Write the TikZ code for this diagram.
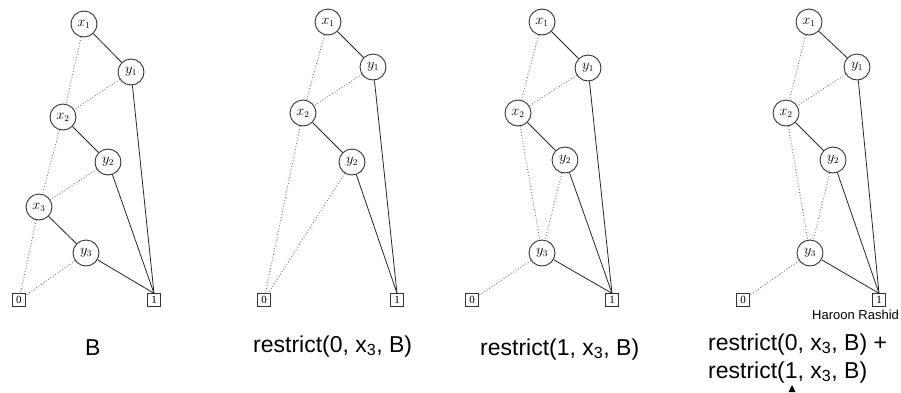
\documentclass[tikz,border=0pt]{standalone}
\usepackage{fontspec}
\setmainfont{Liberation Sans}
\newfontfamily\leaffont{Liberation Serif}
\begin{document}
\begin{tikzpicture}[x=1pt,y=-1pt,
  var/.style={circle,draw=black!80,line width=0.9pt,minimum size=26pt,inner sep=0pt,
    fill=white,font=\fontsize{13.5}{13.5}\selectfont},
  leaf/.style={rectangle,draw=black!80,line width=0.9pt,minimum size=12.5pt,inner sep=0pt,
    fill=white,font=\leaffont\fontsize{11}{11}\selectfont},
  hi/.style={draw=black!85,line width=0.8pt},
  lo/.style={draw=black!55,line width=0.9pt,dotted},
  caption/.style={anchor=base west,inner sep=0pt,font=\fontsize{23}{23}\selectfont},
  credit/.style={anchor=base west,inner sep=0pt,font=\fontsize{13}{13}\selectfont}]
\useasboundingbox (0,0) rectangle (901,392);

% ---- B ----
\node[var]  (a-x1) at (84,24)  {$x_1$};
\node[var]  (a-y1) at (131,72) {$y_1$};
\node[var]  (a-x2) at (63,117) {$x_2$};
\node[var]  (a-y2) at (108,162){$y_2$};
\node[var]  (a-x3) at (39,207) {$x_3$};
\node[var]  (a-y3) at (86,253) {$y_3$};
\node[leaf] (a-0)  at (19,300) {0};
\node[leaf] (a-1)  at (154,300){1};
\draw[hi] (a-x1) -- (a-y1);
\draw[lo] (a-x1) -- (a-x2);
\draw[lo] (a-y1) -- (a-x2);
\draw[hi] (a-y1) -- (a-1.north);
\draw[hi] (a-x2) -- (a-y2);
\draw[lo] (a-x2) -- (a-x3);
\draw[lo] (a-y2) -- (a-x3);
\draw[hi] (a-y2) -- (a-1.north);
\draw[hi] (a-x3) -- (a-y3);
\draw[lo] (a-x3) -- (a-0);
\draw[lo] (a-y3) -- (a-0);
\draw[hi] (a-y3) -- (a-1.north);

% ---- restrict(0, x3, B) ----
\node[var]  (b-x1) at (328,22) {$x_1$};
\node[var]  (b-y1) at (373,67) {$y_1$};
\node[var]  (b-x2) at (303,113){$x_2$};
\node[var]  (b-y2) at (352,162){$y_2$};
\node[leaf] (b-0)  at (264,300){0};
\node[leaf] (b-1)  at (397,300){1};
\draw[hi] (b-x1) -- (b-y1);
\draw[lo] (b-x1) -- (b-x2);
\draw[lo] (b-y1) -- (b-x2);
\draw[hi] (b-y1) -- (b-1.north);
\draw[hi] (b-x2) -- (b-y2);
\draw[lo] (b-x2) -- (b-0);
\draw[lo] (b-y2) -- (b-0);
\draw[hi] (b-y2) -- (b-1.north);

% ---- restrict(1, x3, B) ----
\node[var]  (c-x1) at (542,22) {$x_1$};
\node[var]  (c-y1) at (588,68) {$y_1$};
\node[var]  (c-x2) at (518,113){$x_2$};
\node[var]  (c-y2) at (565,160){$y_2$};
\node[var]  (c-y3) at (542,253){$y_3$};
\node[leaf] (c-0)  at (472,300){0};
\node[leaf] (c-1)  at (612,300){1};
\draw[hi] (c-x1) -- (c-y1);
\draw[lo] (c-x1) -- (c-x2);
\draw[lo] (c-y1) -- (c-x2);
\draw[hi] (c-y1) -- (c-1.north);
\draw[hi] (c-x2) -- (c-y2);
\draw[lo] (c-x2) -- (c-y3);
\draw[lo] (c-y2) -- (c-y3);
\draw[hi] (c-y2) -- (c-1.north);
\draw[lo] (c-y3) -- (c-0);
\draw[hi] (c-y3) -- (c-1.north);

% ---- sum of both restrictions ----
\node[var]  (d-x1) at (809,22) {$x_1$};
\node[var]  (d-y1) at (857,67) {$y_1$};
\node[var]  (d-x2) at (786,113){$x_2$};
\node[var]  (d-y2) at (833,160){$y_2$};
\node[var]  (d-y3) at (810,253){$y_3$};
\node[leaf] (d-0)  at (743,300){0};
\node[leaf] (d-1)  at (879,300){1};
\draw[hi] (d-x1) -- (d-y1);
\draw[lo] (d-x1) -- (d-x2);
\draw[lo] (d-y1) -- (d-x2);
\draw[hi] (d-y1) -- (d-1.north);
\draw[hi] (d-x2) -- (d-y2);
\draw[lo] (d-x2) -- (d-y3);
\draw[lo] (d-y2) -- (d-y3);
\draw[hi] (d-y2) -- (d-1.north);
\draw[lo] (d-y3) -- (d-0);
\draw[hi] (d-y3) -- (d-1.north);

% ---- captions ----
\node[caption] (cap-a)  at (85,355)  {B};
\node[caption] (cap-b)  at (253,352) {restrict(0, x\textsubscript{3}, B)};
\node[caption] (cap-c)  at (480,355) {restrict(1, x\textsubscript{3}, B)};
\node[caption] (cap-d1) at (708,350) {restrict(0, x\textsubscript{3}, B) +};
\node[caption] (cap-d2) at (708,378) {restrict(1, x\textsubscript{3}, B)};
\node[credit]  (credit) at (812,319) {Haroon Rashid};

% pointer tip below the last caption
\fill (792,385) -- (788.5,392) -- (795.5,392) -- cycle;
\end{tikzpicture}
\end{document}
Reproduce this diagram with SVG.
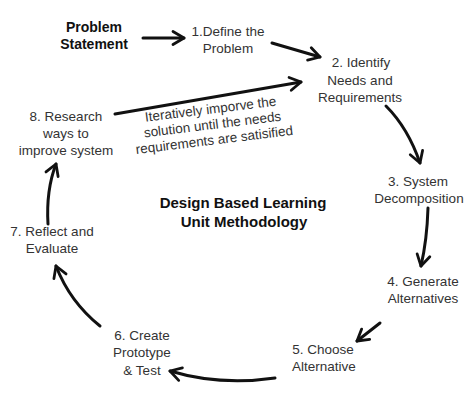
# # # # # # #
- **WRITTEN EXERCISE**:
Reproduce each entry precisely. Leave the pictures out.

- **THE RESULT**:
Write the TikZ code for this diagram.
\documentclass[tikz,border=0pt]{standalone}
\usepackage{fontspec}
\setmainfont{Liberation Sans}
\newfontfamily\leaffont{Liberation Serif}
\begin{document}
\begin{tikzpicture}[x=1pt,y=-1pt,
  var/.style={circle,draw=black!80,line width=0.9pt,minimum size=26pt,inner sep=0pt,
    fill=white,font=\fontsize{13.5}{13.5}\selectfont},
  leaf/.style={rectangle,draw=black!80,line width=0.9pt,minimum size=12.5pt,inner sep=0pt,
    fill=white,font=\leaffont\fontsize{11}{11}\selectfont},
  hi/.style={draw=black!85,line width=0.8pt},
  lo/.style={draw=black!55,line width=0.9pt,dotted},
  caption/.style={anchor=base west,inner sep=0pt,font=\fontsize{23}{23}\selectfont},
  credit/.style={anchor=base west,inner sep=0pt,font=\fontsize{13}{13}\selectfont}]
\useasboundingbox (0,0) rectangle (901,392);

% ---- B ----
\node[var]  (a-x1) at (84,24)  {$x_1$};
\node[var]  (a-y1) at (131,72) {$y_1$};
\node[var]  (a-x2) at (63,117) {$x_2$};
\node[var]  (a-y2) at (108,162){$y_2$};
\node[var]  (a-x3) at (39,207) {$x_3$};
\node[var]  (a-y3) at (86,253) {$y_3$};
\node[leaf] (a-0)  at (19,300) {0};
\node[leaf] (a-1)  at (154,300){1};
\draw[hi] (a-x1) -- (a-y1);
\draw[lo] (a-x1) -- (a-x2);
\draw[lo] (a-y1) -- (a-x2);
\draw[hi] (a-y1) -- (a-1.north);
\draw[hi] (a-x2) -- (a-y2);
\draw[lo] (a-x2) -- (a-x3);
\draw[lo] (a-y2) -- (a-x3);
\draw[hi] (a-y2) -- (a-1.north);
\draw[hi] (a-x3) -- (a-y3);
\draw[lo] (a-x3) -- (a-0);
\draw[lo] (a-y3) -- (a-0);
\draw[hi] (a-y3) -- (a-1.north);

% ---- restrict(0, x3, B) ----
\node[var]  (b-x1) at (328,22) {$x_1$};
\node[var]  (b-y1) at (373,67) {$y_1$};
\node[var]  (b-x2) at (303,113){$x_2$};
\node[var]  (b-y2) at (352,162){$y_2$};
\node[leaf] (b-0)  at (264,300){0};
\node[leaf] (b-1)  at (397,300){1};
\draw[hi] (b-x1) -- (b-y1);
\draw[lo] (b-x1) -- (b-x2);
\draw[lo] (b-y1) -- (b-x2);
\draw[hi] (b-y1) -- (b-1.north);
\draw[hi] (b-x2) -- (b-y2);
\draw[lo] (b-x2) -- (b-0);
\draw[lo] (b-y2) -- (b-0);
\draw[hi] (b-y2) -- (b-1.north);

% ---- restrict(1, x3, B) ----
\node[var]  (c-x1) at (542,22) {$x_1$};
\node[var]  (c-y1) at (588,68) {$y_1$};
\node[var]  (c-x2) at (518,113){$x_2$};
\node[var]  (c-y2) at (565,160){$y_2$};
\node[var]  (c-y3) at (542,253){$y_3$};
\node[leaf] (c-0)  at (472,300){0};
\node[leaf] (c-1)  at (612,300){1};
\draw[hi] (c-x1) -- (c-y1);
\draw[lo] (c-x1) -- (c-x2);
\draw[lo] (c-y1) -- (c-x2);
\draw[hi] (c-y1) -- (c-1.north);
\draw[hi] (c-x2) -- (c-y2);
\draw[lo] (c-x2) -- (c-y3);
\draw[lo] (c-y2) -- (c-y3);
\draw[hi] (c-y2) -- (c-1.north);
\draw[lo] (c-y3) -- (c-0);
\draw[hi] (c-y3) -- (c-1.north);

% ---- sum of both restrictions ----
\node[var]  (d-x1) at (809,22) {$x_1$};
\node[var]  (d-y1) at (857,67) {$y_1$};
\node[var]  (d-x2) at (786,113){$x_2$};
\node[var]  (d-y2) at (833,160){$y_2$};
\node[var]  (d-y3) at (810,253){$y_3$};
\node[leaf] (d-0)  at (743,300){0};
\node[leaf] (d-1)  at (879,300){1};
\draw[hi] (d-x1) -- (d-y1);
\draw[lo] (d-x1) -- (d-x2);
\draw[lo] (d-y1) -- (d-x2);
\draw[hi] (d-y1) -- (d-1.north);
\draw[hi] (d-x2) -- (d-y2);
\draw[lo] (d-x2) -- (d-y3);
\draw[lo] (d-y2) -- (d-y3);
\draw[hi] (d-y2) -- (d-1.north);
\draw[lo] (d-y3) -- (d-0);
\draw[hi] (d-y3) -- (d-1.north);

% ---- captions ----
\node[caption] (cap-a)  at (85,355)  {B};
\node[caption] (cap-b)  at (253,352) {restrict(0, x\textsubscript{3}, B)};
\node[caption] (cap-c)  at (480,355) {restrict(1, x\textsubscript{3}, B)};
\node[caption] (cap-d1) at (708,350) {restrict(0, x\textsubscript{3}, B) +};
\node[caption] (cap-d2) at (708,378) {restrict(1, x\textsubscript{3}, B)};
\node[credit]  (credit) at (812,319) {Haroon Rashid};

% pointer tip below the last caption
\fill (792,385) -- (788.5,392) -- (795.5,392) -- cycle;
\end{tikzpicture}
\end{document}
Reproduce this diagram with SVG.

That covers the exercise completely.